Different types of Low-E coatings are available, categorized by their Solar Heat Gain Coefficient (SHGC), which measures the fraction of incident solar radiation admitted through the window. In cooling-dominated environments, a low-solar-gain Low-E coating (SHGC typically below 0.30) is selected to reflect solar infrared radiation and mitigate excessive heat gain during the summer. Conversely, in heating-dominated climates, a high-solar-gain coating allows more passive solar heat to enter, contributing to winter warming.
The thermal performance of the glass unit is further enhanced by filling the space between the panes with inert gases, most commonly Argon or Krypton. These gases are denser than air and reduce convective heat transfer within the sealed unit, lowering the window’s U-factor, which is a measure of heat loss. Beyond the glass itself, the window frame material plays a significant role in thermal efficiency. Standard aluminum frames are highly conductive, acting as a thermal bridge.
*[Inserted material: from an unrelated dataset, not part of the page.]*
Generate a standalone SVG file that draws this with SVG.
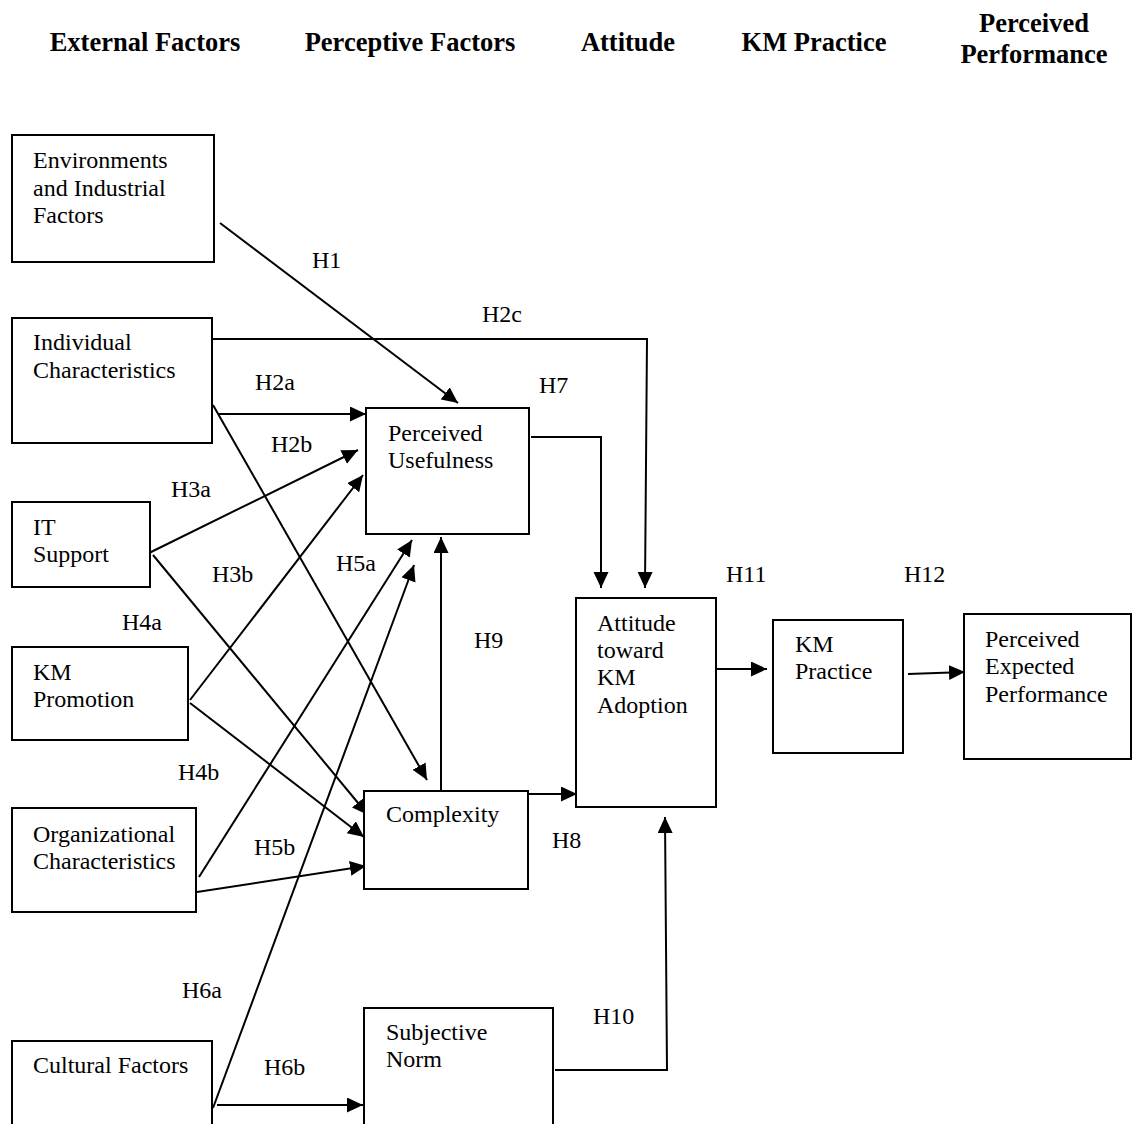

High-performance frame materials like fiberglass offer superior insulation, being significantly less conductive than aluminum. Fiberglass also expands and contracts at a rate similar to glass, helping to maintain the integrity of the seal over time and prevent air leakage.
Operational and Maintenance Solutions
The height of these windows presents logistical difficulties for light control, ventilation, and cleaning, necessitating specialized solutions. Light and privacy control are best managed through automated window treatments, such as motorized roller shades, blinds, or draperies. These systems use internal motors to operate the treatments via remote control, smartphone apps, or voice commands, eliminating the need for manual access.
Advanced motorized systems can be integrated with smart home platforms and sensors to automate function based on time of day, sunlight intensity, or interior temperature, proactively managing solar gain. For high windows that are designed to open, remote-controlled window actuators are installed to manage ventilation. These mechanical devices allow the occupant to open and close the window at the touch of a button, which is essential for releasing rising hot air and improving indoor air quality.
Maintaining the glass surface requires tools designed for height, since climbing a ladder to clean them is often impractical. For exterior cleaning, telescopic poles with water-fed brush systems are commonly used, utilizing purified water to achieve a streak-free finish. Alternatively, specialized robotic window cleaners that use suction and microfiber pads can be deployed directly onto the glass, controlled by remote to clean the surface automatically. For windows that cannot be safely reached from the ground, professional window cleaning services equipped with boom lifts or specialized rigging are the most reliable option for thorough, periodic maintenance.